**Prompt:** Will you repeat only the lines from the one with "Convert this chart to Chart.js code." through the one with "const totalValues = [1.3943, 1.634, 1.9319, 2.158];", both included, leaving every picture out?

>> start Material for this exercise

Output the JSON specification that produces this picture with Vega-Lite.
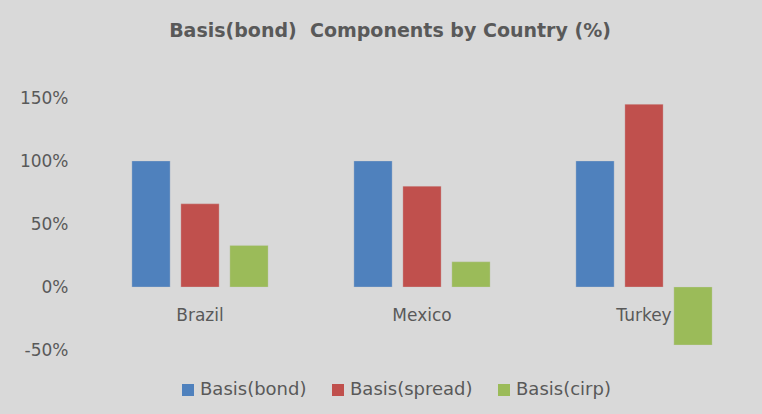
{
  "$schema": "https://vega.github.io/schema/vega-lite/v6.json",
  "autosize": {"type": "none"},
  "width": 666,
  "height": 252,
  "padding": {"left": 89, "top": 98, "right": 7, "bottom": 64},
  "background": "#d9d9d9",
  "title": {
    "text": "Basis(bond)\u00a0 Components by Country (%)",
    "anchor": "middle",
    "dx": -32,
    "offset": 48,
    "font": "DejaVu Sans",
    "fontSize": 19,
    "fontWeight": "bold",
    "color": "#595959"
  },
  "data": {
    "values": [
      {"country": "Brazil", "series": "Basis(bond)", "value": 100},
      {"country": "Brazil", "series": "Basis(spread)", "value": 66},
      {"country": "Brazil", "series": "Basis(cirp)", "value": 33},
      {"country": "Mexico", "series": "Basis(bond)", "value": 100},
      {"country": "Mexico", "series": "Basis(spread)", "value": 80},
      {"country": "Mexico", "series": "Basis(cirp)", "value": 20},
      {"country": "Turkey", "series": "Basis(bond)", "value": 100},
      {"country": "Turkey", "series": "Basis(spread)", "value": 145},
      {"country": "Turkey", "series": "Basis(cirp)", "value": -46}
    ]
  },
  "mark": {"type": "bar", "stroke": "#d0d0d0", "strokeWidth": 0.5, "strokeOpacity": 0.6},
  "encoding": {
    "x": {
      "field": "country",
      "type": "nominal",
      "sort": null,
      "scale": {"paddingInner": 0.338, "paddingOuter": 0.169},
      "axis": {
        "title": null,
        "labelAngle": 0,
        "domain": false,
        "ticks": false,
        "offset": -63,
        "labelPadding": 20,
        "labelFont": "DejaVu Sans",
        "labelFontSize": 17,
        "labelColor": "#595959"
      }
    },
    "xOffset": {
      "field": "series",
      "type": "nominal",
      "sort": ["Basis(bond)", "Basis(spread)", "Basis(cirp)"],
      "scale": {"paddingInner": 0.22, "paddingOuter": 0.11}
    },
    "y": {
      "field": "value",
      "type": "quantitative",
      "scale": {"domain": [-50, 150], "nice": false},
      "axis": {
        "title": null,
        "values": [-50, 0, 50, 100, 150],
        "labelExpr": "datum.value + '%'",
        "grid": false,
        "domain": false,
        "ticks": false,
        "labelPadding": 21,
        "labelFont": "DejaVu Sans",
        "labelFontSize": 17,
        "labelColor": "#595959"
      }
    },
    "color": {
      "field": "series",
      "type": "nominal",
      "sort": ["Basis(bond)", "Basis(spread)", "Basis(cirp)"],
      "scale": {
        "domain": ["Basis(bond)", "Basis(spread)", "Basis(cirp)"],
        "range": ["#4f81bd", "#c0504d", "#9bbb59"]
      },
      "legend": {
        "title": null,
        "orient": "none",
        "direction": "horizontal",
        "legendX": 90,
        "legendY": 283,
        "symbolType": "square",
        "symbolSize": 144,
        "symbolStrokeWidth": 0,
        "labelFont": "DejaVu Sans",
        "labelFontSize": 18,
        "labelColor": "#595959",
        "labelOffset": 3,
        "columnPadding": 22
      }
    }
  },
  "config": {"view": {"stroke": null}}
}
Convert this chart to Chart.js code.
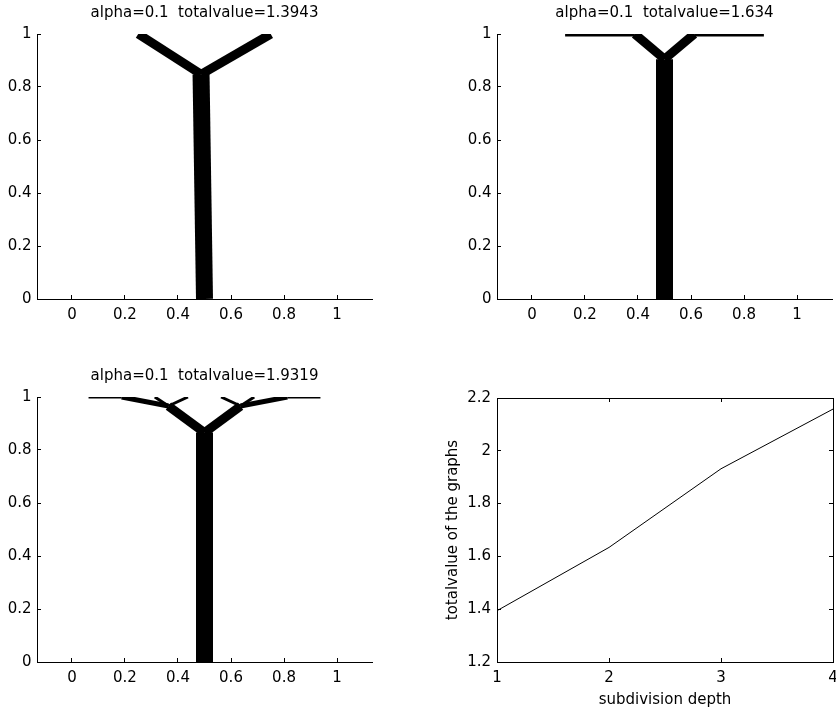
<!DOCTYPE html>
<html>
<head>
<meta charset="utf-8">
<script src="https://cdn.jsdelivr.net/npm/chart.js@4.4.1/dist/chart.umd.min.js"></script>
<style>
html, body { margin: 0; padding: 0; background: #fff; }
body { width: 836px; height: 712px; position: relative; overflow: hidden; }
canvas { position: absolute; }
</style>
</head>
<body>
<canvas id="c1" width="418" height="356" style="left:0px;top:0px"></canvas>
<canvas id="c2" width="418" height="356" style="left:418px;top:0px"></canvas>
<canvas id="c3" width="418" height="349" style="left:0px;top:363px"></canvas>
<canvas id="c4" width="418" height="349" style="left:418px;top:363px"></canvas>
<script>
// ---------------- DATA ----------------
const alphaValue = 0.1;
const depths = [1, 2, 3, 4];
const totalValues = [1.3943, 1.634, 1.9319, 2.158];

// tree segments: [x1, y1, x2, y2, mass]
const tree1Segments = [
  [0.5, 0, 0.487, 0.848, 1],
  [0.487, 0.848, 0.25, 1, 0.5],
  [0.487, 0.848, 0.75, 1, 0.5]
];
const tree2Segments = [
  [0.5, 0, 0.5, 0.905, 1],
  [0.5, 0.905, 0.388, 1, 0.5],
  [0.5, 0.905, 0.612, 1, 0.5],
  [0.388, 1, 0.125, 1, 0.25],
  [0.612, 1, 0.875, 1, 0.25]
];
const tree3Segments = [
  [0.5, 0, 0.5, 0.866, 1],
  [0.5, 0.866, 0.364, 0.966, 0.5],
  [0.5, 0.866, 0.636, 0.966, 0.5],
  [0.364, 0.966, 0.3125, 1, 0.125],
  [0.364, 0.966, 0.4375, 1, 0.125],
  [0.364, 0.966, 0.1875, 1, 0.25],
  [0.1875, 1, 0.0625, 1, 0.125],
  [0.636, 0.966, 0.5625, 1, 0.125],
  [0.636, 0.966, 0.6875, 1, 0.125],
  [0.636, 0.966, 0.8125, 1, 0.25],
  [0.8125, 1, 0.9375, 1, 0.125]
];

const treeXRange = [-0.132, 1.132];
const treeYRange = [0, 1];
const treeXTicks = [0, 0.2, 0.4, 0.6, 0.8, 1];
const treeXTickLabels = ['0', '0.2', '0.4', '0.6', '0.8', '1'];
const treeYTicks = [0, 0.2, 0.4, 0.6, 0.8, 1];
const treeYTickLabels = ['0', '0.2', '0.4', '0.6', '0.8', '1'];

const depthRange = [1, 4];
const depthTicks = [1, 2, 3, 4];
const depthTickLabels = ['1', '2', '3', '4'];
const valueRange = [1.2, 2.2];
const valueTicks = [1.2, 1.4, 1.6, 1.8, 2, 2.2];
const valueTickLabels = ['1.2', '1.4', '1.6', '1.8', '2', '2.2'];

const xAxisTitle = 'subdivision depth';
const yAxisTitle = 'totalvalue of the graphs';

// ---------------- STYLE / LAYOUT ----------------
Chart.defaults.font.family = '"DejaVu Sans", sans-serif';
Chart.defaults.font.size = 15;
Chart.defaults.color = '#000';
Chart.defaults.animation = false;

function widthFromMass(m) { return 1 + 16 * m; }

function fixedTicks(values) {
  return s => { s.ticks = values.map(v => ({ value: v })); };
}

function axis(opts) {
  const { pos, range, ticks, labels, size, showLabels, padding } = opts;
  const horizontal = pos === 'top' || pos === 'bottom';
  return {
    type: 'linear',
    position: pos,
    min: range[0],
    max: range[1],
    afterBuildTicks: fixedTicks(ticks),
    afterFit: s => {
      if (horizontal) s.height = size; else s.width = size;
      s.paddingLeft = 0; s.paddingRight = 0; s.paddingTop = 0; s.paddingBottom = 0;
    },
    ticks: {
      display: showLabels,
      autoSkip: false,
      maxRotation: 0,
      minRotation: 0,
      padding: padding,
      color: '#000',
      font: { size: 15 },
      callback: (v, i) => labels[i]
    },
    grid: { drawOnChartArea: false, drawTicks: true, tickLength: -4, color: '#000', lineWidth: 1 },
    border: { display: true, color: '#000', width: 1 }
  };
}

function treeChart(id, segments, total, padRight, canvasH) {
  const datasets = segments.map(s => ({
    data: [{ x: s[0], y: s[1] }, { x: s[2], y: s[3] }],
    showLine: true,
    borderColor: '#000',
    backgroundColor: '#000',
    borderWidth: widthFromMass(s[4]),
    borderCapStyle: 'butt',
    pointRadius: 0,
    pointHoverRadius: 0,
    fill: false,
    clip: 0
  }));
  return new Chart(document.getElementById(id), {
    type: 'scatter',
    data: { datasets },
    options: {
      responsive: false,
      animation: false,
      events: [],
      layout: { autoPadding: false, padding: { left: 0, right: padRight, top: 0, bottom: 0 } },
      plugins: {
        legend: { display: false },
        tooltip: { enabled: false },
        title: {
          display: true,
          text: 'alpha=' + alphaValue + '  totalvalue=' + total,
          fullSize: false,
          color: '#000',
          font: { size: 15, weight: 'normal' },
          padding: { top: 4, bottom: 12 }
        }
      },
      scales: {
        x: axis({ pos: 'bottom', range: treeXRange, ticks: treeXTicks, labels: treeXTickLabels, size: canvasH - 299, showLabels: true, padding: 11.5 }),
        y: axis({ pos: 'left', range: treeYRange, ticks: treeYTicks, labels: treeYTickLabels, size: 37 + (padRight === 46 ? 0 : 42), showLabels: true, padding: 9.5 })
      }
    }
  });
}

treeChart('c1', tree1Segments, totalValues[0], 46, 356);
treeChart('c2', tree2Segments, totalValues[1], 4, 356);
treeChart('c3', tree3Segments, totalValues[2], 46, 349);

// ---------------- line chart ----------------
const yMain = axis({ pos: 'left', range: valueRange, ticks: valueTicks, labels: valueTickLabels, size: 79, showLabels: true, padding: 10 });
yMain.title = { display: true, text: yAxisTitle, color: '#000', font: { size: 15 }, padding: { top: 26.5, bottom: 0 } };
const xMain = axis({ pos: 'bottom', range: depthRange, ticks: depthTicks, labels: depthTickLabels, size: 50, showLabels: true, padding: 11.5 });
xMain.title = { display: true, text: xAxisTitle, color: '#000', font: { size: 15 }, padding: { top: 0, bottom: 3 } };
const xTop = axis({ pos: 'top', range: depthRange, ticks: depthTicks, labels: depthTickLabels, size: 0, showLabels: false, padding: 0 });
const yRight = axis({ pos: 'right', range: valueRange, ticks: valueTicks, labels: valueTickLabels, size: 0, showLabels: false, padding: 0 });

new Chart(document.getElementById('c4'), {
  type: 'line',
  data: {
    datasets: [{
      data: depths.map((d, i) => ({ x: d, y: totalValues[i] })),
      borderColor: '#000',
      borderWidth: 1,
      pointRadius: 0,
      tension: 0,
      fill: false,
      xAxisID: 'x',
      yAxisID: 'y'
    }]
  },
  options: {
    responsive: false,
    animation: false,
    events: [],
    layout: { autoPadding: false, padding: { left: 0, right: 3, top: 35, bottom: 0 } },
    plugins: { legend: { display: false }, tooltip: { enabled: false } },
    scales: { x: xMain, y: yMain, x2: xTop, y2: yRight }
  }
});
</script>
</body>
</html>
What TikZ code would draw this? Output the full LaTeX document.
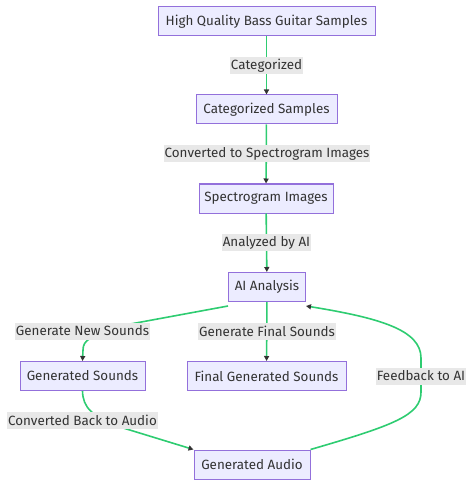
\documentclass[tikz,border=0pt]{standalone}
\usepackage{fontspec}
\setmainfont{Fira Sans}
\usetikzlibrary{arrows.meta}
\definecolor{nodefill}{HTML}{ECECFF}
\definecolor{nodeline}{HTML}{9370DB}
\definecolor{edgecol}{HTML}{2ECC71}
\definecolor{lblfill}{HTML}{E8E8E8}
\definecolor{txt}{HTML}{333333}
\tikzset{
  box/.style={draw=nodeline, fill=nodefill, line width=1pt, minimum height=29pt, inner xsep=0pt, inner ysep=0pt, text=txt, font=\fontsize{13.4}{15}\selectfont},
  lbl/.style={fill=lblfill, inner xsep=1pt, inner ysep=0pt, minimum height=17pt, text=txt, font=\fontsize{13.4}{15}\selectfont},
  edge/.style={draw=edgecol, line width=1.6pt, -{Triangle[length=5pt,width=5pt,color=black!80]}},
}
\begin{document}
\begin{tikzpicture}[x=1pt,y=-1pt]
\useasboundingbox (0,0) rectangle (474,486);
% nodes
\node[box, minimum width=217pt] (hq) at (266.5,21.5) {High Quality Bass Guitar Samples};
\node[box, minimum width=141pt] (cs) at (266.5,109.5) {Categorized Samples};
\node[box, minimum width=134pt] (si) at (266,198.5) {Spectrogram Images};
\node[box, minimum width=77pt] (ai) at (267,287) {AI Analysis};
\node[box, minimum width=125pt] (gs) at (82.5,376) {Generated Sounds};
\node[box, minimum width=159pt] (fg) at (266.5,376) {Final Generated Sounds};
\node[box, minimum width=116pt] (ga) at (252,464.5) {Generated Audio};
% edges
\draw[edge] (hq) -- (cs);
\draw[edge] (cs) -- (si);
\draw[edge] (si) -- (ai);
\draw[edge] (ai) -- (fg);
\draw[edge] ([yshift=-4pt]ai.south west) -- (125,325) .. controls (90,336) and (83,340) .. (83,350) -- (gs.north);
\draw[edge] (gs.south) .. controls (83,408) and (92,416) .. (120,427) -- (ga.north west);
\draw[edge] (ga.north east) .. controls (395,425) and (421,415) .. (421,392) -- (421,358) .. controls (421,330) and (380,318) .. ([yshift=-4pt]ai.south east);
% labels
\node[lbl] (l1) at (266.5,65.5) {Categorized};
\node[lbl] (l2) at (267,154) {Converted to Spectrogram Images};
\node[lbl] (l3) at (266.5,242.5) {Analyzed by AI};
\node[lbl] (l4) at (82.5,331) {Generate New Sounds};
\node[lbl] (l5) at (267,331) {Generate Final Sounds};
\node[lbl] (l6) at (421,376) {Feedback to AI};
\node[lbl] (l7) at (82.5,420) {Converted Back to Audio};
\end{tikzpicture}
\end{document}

>> end Material for this exercise

**Result:**
Convert this chart to Chart.js code.
<!DOCTYPE html>
<html>
<head>
<meta charset="utf-8">
<script src="https://cdn.jsdelivr.net/npm/chart.js@4.4.1/dist/chart.umd.min.js"></script>
<style>
html, body { margin: 0; padding: 0; background: #fff; }
body { width: 836px; height: 712px; position: relative; overflow: hidden; }
canvas { position: absolute; }
</style>
</head>
<body>
<canvas id="c1" width="418" height="356" style="left:0px;top:0px"></canvas>
<canvas id="c2" width="418" height="356" style="left:418px;top:0px"></canvas>
<canvas id="c3" width="418" height="349" style="left:0px;top:363px"></canvas>
<canvas id="c4" width="418" height="349" style="left:418px;top:363px"></canvas>
<script>
// ---------------- DATA ----------------
const alphaValue = 0.1;
const depths = [1, 2, 3, 4];
const totalValues = [1.3943, 1.634, 1.9319, 2.158];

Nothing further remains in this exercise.